Rationally Designed L12-Pt2RhFe Intermetallic Catalyst with High CO-Tolerance for Alkaline Methanol Electrooxidation.

Abstract

It is a grand challenge to deep understanding of and precise control over functional sites for the rational design of highly efficient catalysts for methanol electrooxidation. Here, an L1₂-Pt₂RhFe intermetallic catalyst with integrated functional components is demonstrated, which exhibits exceptional CO tolerance. The Pt₂RhFe/C achieves a superior mass activity of 6.43 A mg_Pt ^-1, which is 2.23-fold and 3.53-fold higher than those of PtRu/C and Pt/C. Impressively, the Pt₂RhFe/C exhibits a significant enhancement in durability owing to its high CO-tolerance and stability.
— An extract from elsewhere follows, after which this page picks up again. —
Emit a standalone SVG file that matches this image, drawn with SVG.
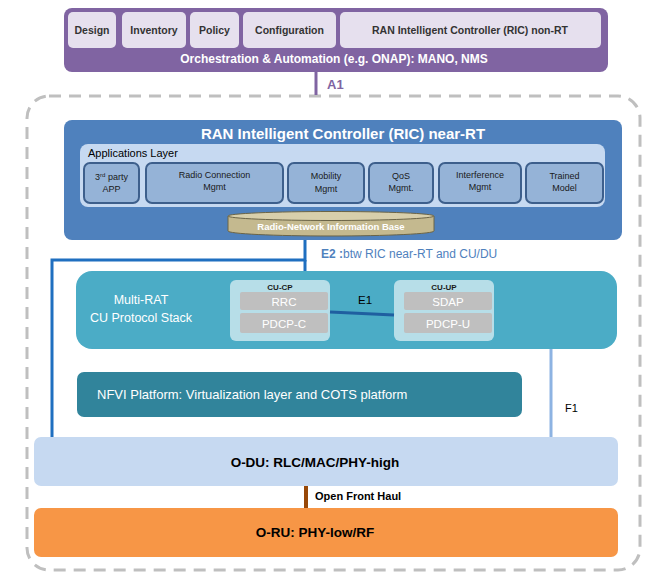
<svg xmlns="http://www.w3.org/2000/svg" width="653" height="578" viewBox="0 0 653 578">
<style>
text{font-family:"Liberation Sans",Arial,sans-serif}
.b{font-weight:bold}
.c{text-anchor:middle}
.top{fill:#e6e0ee;stroke:none}
.app{fill:#95b3d7;stroke:#3d5f8c;stroke-width:2}
.gray{fill:#bfbfbf}
.wt{fill:#fff}
</style>
<rect width="653" height="578" fill="#fff"/>
<!-- dashed frame -->
<rect x="27" y="96" width="613" height="474" rx="22" fill="none" stroke="#bfbfbf" stroke-width="3" stroke-dasharray="12 8"/>

<g id="orchestration">
  <rect x="64" y="8" width="544" height="64" rx="8" fill="#8064a2"/>
  <rect x="68" y="12" width="48" height="36" rx="5" class="top"/>
  <rect x="122" y="12" width="64" height="36" rx="5" class="top"/>
  <rect x="190" y="12" width="49" height="36" rx="5" class="top"/>
  <rect x="243" y="12" width="93" height="36" rx="5" class="top"/>
  <rect x="340" y="12" width="261" height="36" rx="5" class="top"/>
  <text x="92" y="34" class="b c" font-size="10.5" fill="#333">Design</text>
  <text x="154" y="34" class="b c" font-size="10.5" fill="#333">Inventory</text>
  <text x="214.5" y="34" class="b c" font-size="10.5" fill="#333">Policy</text>
  <text x="289.5" y="34" class="b c" font-size="10.5" fill="#333">Configuration</text>
  <text x="470" y="34" class="b c" font-size="10.5" fill="#333">RAN Intelligent Controller (RIC) non-RT</text>
  <text x="334" y="63" class="b c wt" font-size="12">Orchestration &amp; Automation (e.g. ONAP): MANO, NMS</text>
</g>

<g id="ric-near-rt">
  <rect x="64" y="120" width="558" height="120" rx="8" fill="#4f81bd"/>
  <text x="343" y="139" class="b c wt" font-size="15">RAN Intelligent Controller (RIC) near-RT</text>
  <rect x="80" y="144" width="525" height="63" rx="8" fill="#c6d9f1"/>
  <text x="88" y="157" font-size="11" fill="#000">Applications Layer</text>
  <rect x="84" y="163" width="55" height="40" rx="6" class="app"/>
  <rect x="146" y="163" width="137" height="40" rx="6" class="app"/>
  <rect x="288" y="163" width="76" height="40" rx="6" class="app"/>
  <rect x="369" y="163" width="64" height="40" rx="6" class="app"/>
  <rect x="439" y="163" width="82" height="40" rx="6" class="app"/>
  <rect x="526" y="163" width="77" height="40" rx="6" class="app"/>
  <g font-size="9" fill="#1a1a1a">
    <text x="111.5" y="180" class="c">3<tspan font-size="6" dy="-3">rd</tspan><tspan dy="3"> party</tspan></text>
    <text x="111.5" y="192" class="c">APP</text>
    <text x="214.5" y="178" class="c">Radio Connection</text>
    <text x="214.5" y="190" class="c">Mgmt</text>
    <text x="326" y="179" class="c">Mobility</text>
    <text x="326" y="192" class="c">Mgmt</text>
    <text x="401" y="179" class="c">QoS</text>
    <text x="401" y="191" class="c">Mgmt.</text>
    <text x="480" y="178" class="c">Interference</text>
    <text x="480" y="190" class="c">Mgmt</text>
    <text x="564.5" y="179" class="c">Trained</text>
    <text x="564.5" y="191" class="c">Model</text>
  </g>
  <path d="M228,216 L228,231 A103,5 0 0 0 434,231 L434,216" fill="#c4b98f" stroke="#6b6446" stroke-width="1"/>
  <ellipse cx="331" cy="216" rx="103" ry="4.5" fill="#d8cfab" stroke="#6b6446" stroke-width="1"/>
  <text x="331" y="230" class="b c wt" font-size="9.5">Radio-Network Information Base</text>
</g>

<g id="cu">
  <rect x="76" y="271" width="541" height="78" rx="16" fill="#4bacc6"/>
  <text x="141" y="304" class="c wt" font-size="12.5">Multi-RAT</text>
  <text x="141" y="322" class="c wt" font-size="12.5">CU Protocol Stack</text>
  <rect x="230" y="280" width="100" height="61" rx="6" fill="#b7dee8"/>
  <text x="280" y="290" class="b c" font-size="8" fill="#1a1a1a">CU-CP</text>
  <rect x="240" y="292" width="88" height="18" rx="2" class="gray"/>
  <text x="284" y="305.5" class="c wt" font-size="11.5">RRC</text>
  <rect x="240" y="313" width="88" height="20" rx="2" class="gray"/>
  <text x="284" y="327.5" class="c wt" font-size="11.5">PDCP-C</text>
  <rect x="394" y="280" width="100" height="61" rx="6" fill="#b7dee8"/>
  <text x="444" y="290" class="b c" font-size="8" fill="#1a1a1a">CU-UP</text>
  <rect x="404" y="292" width="88" height="18" rx="2" class="gray"/>
  <text x="448" y="305.5" class="c wt" font-size="11.5">SDAP</text>
  <rect x="404" y="313" width="88" height="20" rx="2" class="gray"/>
  <text x="448" y="327.5" class="c wt" font-size="11.5">PDCP-U</text>
</g>

<g id="nfvi">
  <rect x="77" y="372" width="445" height="45" rx="7" fill="#31849b"/>
  <text x="97" y="399" class="wt" font-size="13">NFVI Platform: Virtualization layer and COTS platform</text>
</g>

<g id="o-du">
  <rect x="34" y="437" width="584" height="49" rx="7" fill="#c6d9f1"/>
  <text x="315" y="467" class="b c" font-size="13.5" fill="#000">O-DU: RLC/MAC/PHY-high</text>
</g>

<g id="o-ru">
  <rect x="34" y="508" width="584" height="49" rx="7" fill="#f79646"/>
  <text x="315" y="537" class="b c" font-size="13.5" fill="#000">O-RU: PHY-low/RF</text>
</g>

<g id="connectors">
  <line x1="316" y1="72" x2="316" y2="95" stroke="#8064a2" stroke-width="3"/>
  <text x="327" y="89" class="b" font-size="13" fill="#8064a2">A1</text>
  <polyline points="305,240 305,260 52,260 52,437" fill="none" stroke="#1f6fc0" stroke-width="3"/>
  <line x1="305" y1="260" x2="305" y2="271" stroke="#1f6fc0" stroke-width="3"/>
  <text x="321" y="258" font-size="12" fill="#4f81bd"><tspan class="b">E2 :</tspan>btw RIC near-RT and CU/DU</text>
  <line x1="330" y1="312" x2="394" y2="315" stroke="#1f5fa0" stroke-width="3"/>
  <text x="358" y="304" font-size="11.5" fill="#000">E1</text>
  <line x1="551" y1="349" x2="551" y2="437" stroke="#8db3e2" stroke-width="3"/>
  <text x="565" y="412" font-size="11" fill="#000">F1</text>
  <line x1="306" y1="486" x2="306" y2="508" stroke="#984807" stroke-width="4"/>
  <text x="315" y="500" class="b" font-size="11" fill="#000">Open Front Haul</text>
</g>
</svg>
Density functional theory calculations reveal that high performance of Pt₂RhFe intermetallic catalyst arises from the synergistic effect: the strong OH binding energy (OHBE) at Fe sites induce stably adsorbed OH species and thus facilitate the dehydrogenation step of methanol via rapid hydrogen transfer, while moderate OHBE at Rh sites promote the formation of the transition state (Pt-CO···OH-Rh) with a low activation barrier for CO removal. This work provides new insights into the role of OH binding strength in the removal of CO species, which is beneficial for the rational design of highly efficient catalysts.